Liz Truss doesn’t waste energy on unnecessary emotion. At the announcement of her victory at the QE2 Centre, she ditched the convention of hugging your partner and shaking hands with the runner-up. Instead she grabbed her notes from her husband Hugh O’Leary and marched past Rishi Sunak without a second glance. No time for sentimentality! Different from Johnson, surrounded by his siblings and ubiquitous father, or the uxorious Cameron and doting May. She knifed to the microphone with the same steely determination she showed all those decades ago when she told the Lib Dem conference to abolish the monarchy. The script has changed, the focus has not. Just before midnight on the first day of her regime, she rejected another convention: the showy buttering of POTUS. After her first telephone conversation with Joe Biden, she made no reference to the famous ‘special relationship’, the bond between the world’s two richest anglophone nations, the shared history of challenging tyranny (some of the time). Instead Liz talked coolly of ‘working together as leaders of free democracies to tackle shared challenges – particularly the economic problems caused by Putin’s war’. Her pragmatism, her rejection of the conceit of ‘specialness’, is certainly refreshing. Whether colleagues and world leaders will find it bracing remains to be seen.

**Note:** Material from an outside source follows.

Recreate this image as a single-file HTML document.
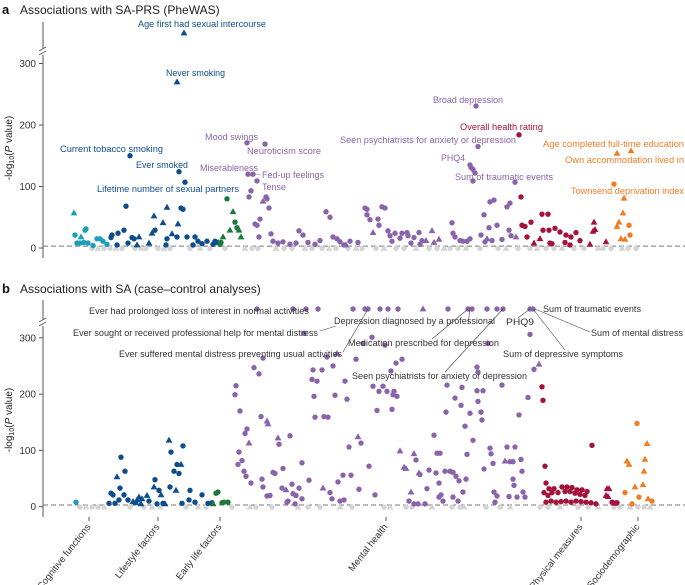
<!DOCTYPE html>
<html><head><meta charset="utf-8"><style>
body{margin:0;background:#fff;}
svg{display:block;font-family:"Liberation Sans",sans-serif;}
</style></head><body>
<svg id="chart" width="685" height="585" viewBox="0 0 685 585" xmlns="http://www.w3.org/2000/svg">
<g id="static">
<text x="2" y="14" font-size="13" font-weight="bold" fill="#111">a</text>
<text x="20" y="14" font-size="12" fill="#222">Associations with SA-PRS (PheWAS)</text>
<text x="2" y="293" font-size="13" font-weight="bold" fill="#111">b</text>
<text x="20" y="293" font-size="12" fill="#222">Associations with SA (case–control analyses)</text>
<text transform="translate(12,148) rotate(-90)" text-anchor="middle" font-size="10" fill="#222">-log<tspan font-size="7" dy="2">10</tspan><tspan dy="-2">(</tspan><tspan font-style="italic">P</tspan> value)</text>
<text transform="translate(12,420) rotate(-90)" text-anchor="middle" font-size="10" fill="#222">-log<tspan font-size="7" dy="2">10</tspan><tspan dy="-2">(</tspan><tspan font-style="italic">P</tspan> value)</text>
</g>
<g id="plot"></g>
</svg>
<script>
// ---- data: phenotype order index, -log10(P), marker ('t' = triangle) ; values > 320 drawn above axis break
const aCognitive=[[34,57,'t'],[35,21],[41,18,'t'],[45,29],[46,31],[48,8],[37,8],[57,15],[60,15],[63,11],[67,6],[53,4],[40,8],[44,9]];
const aLifestyle=[[72,21],[71,17],[78,24],[77,5],[84,29],[86,68],[88,8],[92,17],[94,15],[99,18,'t'],[97,5,'t'],[90,150],[109,8,'t'],[112,24,'t'],[114,52,'t'],[115,29],[123,41,'t'],[127,66,'t'],[127,15],[126,5],[132,23,'t'],[138,39,'t'],[141,65],[143,63],[137,18],[139,124],[145,107],[147,18],[153,5],[155,18],[158,11],[162,7],[167,11],[173,6],[175,11],[178,9,'t'],[137,270,'t'],[144,350,'t']];
const aEarly=[[187,80],[183,18,'t'],[181,9],[190,29,'t'],[193,59,'t'],[195,42],[197,33],[199,29,'t'],[201,18,'t'],[180,6]];
const aMental=[[207,171],[225,169],[208,120],[213,120],[217,109],[211,93],[209,83],[226,83],[223,76,'t'],[227,80],[229,65],[220,47],[215,39],[217,37],[219,18],[231,23],[233,11],[238,8],[243,10],[250,6],[256,8],[259,28],[263,21],[268,9],[275,6],[280,12],[286,59],[290,50],[293,18],[297,15],[300,10],[304,5],[306,5,'t'],[310,11],[318,9],[325,65],[327,63],[342,67],[345,65],[338,47],[327,54],[330,46],[339,37],[348,28],[333,25,'t'],[350,20],[355,24],[362,24],[367,25],[379,25],[392,28,'t'],[360,16],[368,20],[374,17],[382,12],[352,11],[412,41],[413,24],[420,12],[415,18],[423,11],[430,15],[436,231],[438,165],[430,135],[431,131],[433,128],[435,122],[433,109],[475,107],[454,78],[450,75],[470,73],[467,67],[444,54],[457,37],[449,33],[469,29],[441,21],[427,11],[445,10],[452,12],[462,14],[471,20],[476,18,'t'],[447,15,'t'],[399,14,'t'],[386,12,'t'],[394,9,'t'],[371,8],[380,6]];
const aPhysical=[[479,184],[481,83],[502,55],[508,55],[491,42],[482,37],[485,35],[503,29],[509,29],[515,32],[520,26],[526,21],[531,18],[536,25],[540,12],[554,42,'t'],[555,30,'t'],[553,27,'t'],[487,18],[500,15,'t'],[494,8,'t'],[510,8],[550,6,'t'],[566,10,'t'],[512,7],[525,9],[530,5]];
const aSocio=[[577,154,'t'],[591,158,'t'],[574,104],[584,81,'t'],[583,57,'t'],[579,42,'t'],[577,35,'t'],[589,37],[590,21],[581,15,'t'],[585,14,'t']];
const aGrey=[52,58,64,70,76,82,95,101,106,118,124,130,150,160,170,185,205,212,218,236,244,252,265,272,282,289,296,308,316,322,336,344,356,364,376,389,397,404,410,418,426,440,458,466,478,490,497,506,514,522,534,544,558,563,571,582,588,596];
const bCognitive=[[36,8]];
const bLifestyle=[[77,53,'t'],[81,88],[85,63],[80,33],[84,21],[71,24],[73,21],[79,12],[88,12],[69,6],[75,6],[93,9,'t'],[97,12,'t'],[99,17,'t'],[102,14,'t'],[107,20,'t'],[109,10],[115,48],[114,35,'t'],[119,29],[121,21,'t'],[117,5],[123,6],[129,118,'t'],[131,97],[130,35],[136,29,'t'],[134,63],[137,75],[141,75,'t'],[139,59],[143,108],[142,6],[150,29],[149,12],[155,8],[162,21],[168,6],[172,7],[125,5,'t'],[101,5,'t'],[96,7,'t']];
const bEarly=[[176,24],[178,26],[173,5,'t'],[184,8],[188,8],[182,7]];
const bMental=[[196,215],[195,199],[200,170],[199,97],[202,82],[198,75],[204,63],[206,54],[211,42],[205,130],[207,138],[209,113,'t'],[214,247],[219,236],[223,264],[221,160],[227,152,'t'],[228,147,'t'],[222,49],[223,35],[227,19],[230,20],[233,61],[235,59],[238,122,'t'],[239,111],[243,68],[242,33],[246,30,'t'],[247,8],[248,10],[250,126],[252,40],[253,23],[256,20],[259,33],[262,78],[262,14],[269,47],[272,226],[273,243],[274,196],[277,223],[275,159],[284,160],[288,159],[283,33,'t'],[282,243],[287,266],[290,25],[292,14],[293,250],[295,198],[298,44],[297,272,'t'],[264,308],
[217,350],[253,350],[266,350],[278,350],[313,350],[325,350],[328,350],[340,350],[348,350],[358,350],[383,350,'t'],[408,350],[428,350],[432,350],[447,350],[457,350],[463,350],[490,350],[493,350],
[332,301],[323,290],[345,287],[316,262],[362,262],[356,255],[351,241],[305,223],[333,214],[343,214],[339,205],[347,205],[354,205],[353,199],[357,196],[307,191],[337,171],[352,173],[318,124,'t'],[321,113],[309,106],[329,72],[303,56],[311,56],[319,31],[304,12],[335,21],[360,99,'t'],[374,94,'t'],[376,83],[364,70,'t'],[366,68,'t'],[379,60,'t'],[380,57],[387,32],[371,26,'t'],[369,10],[374,5],[378,5],[385,5],[389,65],[394,127],[396,60],[397,95],[400,95],[399,42],[401,21],[399,17],[403,10],[405,63],[410,63],[413,61],[416,54],[419,46],[413,17],[418,10],[423,26],[426,49],[427,93],[433,118],[425,143],[430,166],[421,180],[407,216],[406,168],[415,193],[422,212],[437,248],[438,239],[437,206],[443,206],[438,187],[441,168],[442,154],[448,290],[462,216],[444,67],[450,104],[451,94],[453,77],[454,26],[457,19],[455,8],[467,106],[475,106],[465,81,'t'],[470,80],[473,80],[481,84],[482,63],[473,49],[474,38],[469,18],[477,17],[483,26],[485,17],[479,163],[488,194],[494,244],[499,253,'t'],[490,306],[255,5],[300,10]];
const bPhysical=[[502,213],[503,189],[505,72],[552,109],[506,42],[509,32],[514,32],[522,35],[527,35],[532,34],[537,30],[542,30],[547,27],[512,25],[518,25],[525,27],[530,27],[535,24],[540,22],[545,20],[508,20],[504,25],[506,8],[511,10],[516,8],[521,9],[526,10],[531,8],[536,10],[541,9],[546,8],[551,7],[556,5],[567,32,'t'],[569,32,'t'],[566,20,'t'],[568,18,'t'],[572,8],[575,6,'t'],[577,7]];
const bSocio=[[597,148],[607,112,'t'],[605,84,'t'],[587,81,'t'],[589,75,'t'],[604,63,'t'],[603,39,'t'],[595,35,'t'],[585,25],[599,17],[608,14,'t'],[612,10],[592,5]];
const bGrey=[40,46,52,58,64,90,104,112,120,146,158,166,192,210,216,232,258,268,280,300,312,344,350,366,372,392,412,420,424,446,460,470,500,508,520,538,548,558,574,580,590,598,604,610];
const yTicks=[0,100,200,300];
const categories=["Cognitive functions","Lifestyle factors","Early life factors","Mental health","Physical measures","Sociodemographic"];
const categoryPos=[49,118,180,346,541,598];
const colors=["#1a9fb8","#0d4d8c","#1b7a3a","#8a64aa","#a5123c","#ef7d25"];

const xS=d=>40+d;
const yA=v=>v>320?33:248-v*0.615;
const yB=v=>v>320?309:506.7-v*0.563;
const NS="http://www.w3.org/2000/svg";
const plot=document.getElementById('plot');
function mk(tag,attrs,parent){const e=document.createElementNS(NS,tag);for(const k in attrs)e.setAttribute(k,attrs[k]);(parent||plot).appendChild(e);return e;}

function axis(panel,ys,top,bottom,brk){
  const g=mk('g',{});
  
  
  mk('line',{x1:43,x2:43,y1:top,y2:brk-3,stroke:'#555','stroke-width':1},g);
  mk('line',{x1:43,x2:43,y1:brk+3,y2:bottom,stroke:'#555','stroke-width':1},g);
  mk('line',{x1:39,x2:46,y1:brk-1,y2:brk-5,stroke:'#555','stroke-width':0.8},g);
  mk('line',{x1:39,x2:46,y1:brk+3,y2:brk-1,stroke:'#555','stroke-width':0.8},g);
  yTicks.forEach(t=>{
    mk('line',{x1:39,x2:43,y1:ys(t),y2:ys(t),stroke:'#555'},g);
    const tx=mk('text',{x:36,y:ys(t)+3.5,'text-anchor':'end','font-size':10,fill:'#333'},g);
    tx.textContent=t;
  });
  const d=mk('line',{x1:43,x2:685,y1:ys(3),y2:ys(3),stroke:'#777','stroke-dasharray':'5,3','stroke-width':1});
  
  
}
function grey(arr,ys,panel){
  arr.forEach((x,i)=>{
    const e=(i%3===1)?mk('path',{d:tri(xS(x),ys(1)+1),fill:'#d4d4d4'}):mk('circle',{cx:xS(x),cy:ys(1)+1,r:2.7,fill:'#d4d4d4'});
    
    
  });
}
function tri(x,y){return `M${x},${y-3.6}L${x+3.4},${y+2.4}L${x-3.4},${y+2.4}Z`;}
function series(arr,ys,ci,panel){
  arr.forEach(p=>{
    const x=xS(p[0]),y=ys(p[1]);
    const e=p[2]==='t'?mk('path',{d:tri(x,y),fill:colors[ci]}):mk('circle',{cx:x,cy:y,r:2.7,fill:colors[ci]});
    
    
  });
}
axis('panel-a',yA,22,258,52);
axis('panel-b',yB,300,517,323);
grey(aGrey,yA,'panel-a');grey(bGrey,yB,'panel-b');
[aCognitive,aLifestyle,aEarly,aMental,aPhysical,aSocio].forEach((s,i)=>series(s,yA,i,'panel-a'));
[bCognitive,bLifestyle,bEarly,bMental,bPhysical,bSocio].forEach((s,i)=>series(s,yB,i,'panel-b'));

categories.forEach((c,i)=>{
  const x=xS(categoryPos[i]);
  mk('line',{x1:x,x2:x,y1:517,y2:521,stroke:'#555'});
  const t=mk('text',{transform:`translate(${x+2},527) rotate(-52)`,'text-anchor':'end','font-size':9.5,fill:'#333'});
  t.textContent=c;
  
  
});

const labelsA=[["Age first had sexual intercourse",138,27,128,1],["Never smoking",166,76,59,1],["Current tobacco smoking",60,152,103,1],["Ever smoked",136,168,52,1],["Lifetime number of sexual partners",97,192,142,1],
["Mood swings",205,140,53,3],["Neuroticism score",247,154,74,3],["Miserableness",200,171,58,3],["Fed-up feelings",262,178,62,3],["Tense",262,190,24,3],
["Broad depression",433,103,70,3],["Overall health rating",460,130,83,4],["Seen psychiatrists for anxiety or depression",340,143,176,3],["PHQ4",441,161,24,3],["Sum of traumatic events",455,180,98,3],
["Age completed full-time education",543,147,141,5],["Own accommodation lived in",565,163,119,5],["Townsend deprivation index",571,194,113,5]];
labelsA.forEach(l=>{
  const t=mk('text',{x:l[1],y:l[2],'font-size':9.5,fill:colors[l[4]],textLength:l[3],lengthAdjust:'spacingAndGlyphs'});
  t.textContent=l[0];
  
  
});
mk('line',{x1:255,y1:174,x2:261,y2:175,stroke:'#888','stroke-width':0.6});
const labelsB=[["Ever had prolonged loss of interest in normal activities",89,314,220],["Ever sought or received professional help for mental distress",73,336,245],["Depression diagnosed by a professional",334,324,161],["Ever suffered mental distress preventing usual activities",119,357,223],["Medication prescribed for depression",348,346,151],["PHQ9",506,325,28],["Sum of traumatic events",543,312,98],["Sum of mental distress",591,336,92],["Sum of depressive symptoms",503,357,120],["Seen psychiatrists for anxiety or depression",352,379,175]];
labelsB.forEach(l=>{
  const t=mk('text',{x:l[1],y:l[2],'font-size':9.5,fill:'#333',textLength:l[3],lengthAdjust:'spacingAndGlyphs'});
  t.textContent=l[0];
  
  
});
[[320,331,336,326],[343,352,368,309],[432,339,468,309],[445,372,503,309],[518,318,530,309],[535,309,590,332],[533,309,565,350],[468,324,470,309]].forEach(s=>{
  const l=mk('line',{x1:s[0],y1:s[1],x2:s[2],y2:s[3],stroke:'#444','stroke-width':0.6});
  
  
});
</script>
</body></html>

None of which is to say she is dull. I’ve chatted with assorted foreign secretaries over many years, and most – even Boris Johnson in his pomp – played the ball not the man. Truss cares less about diplomatic niceties. At a party last year, she responded to a technical point I was making about the UK’s trade deal with the EU by calling me a ‘walking cliché’. It’s a badge I wear with pride.
At Oxford, she shared eight tutorials in mathematical logic with one of my heroes: the BBC’s magnificent debunker of statistical fallacies, Tim Harford of More or Less.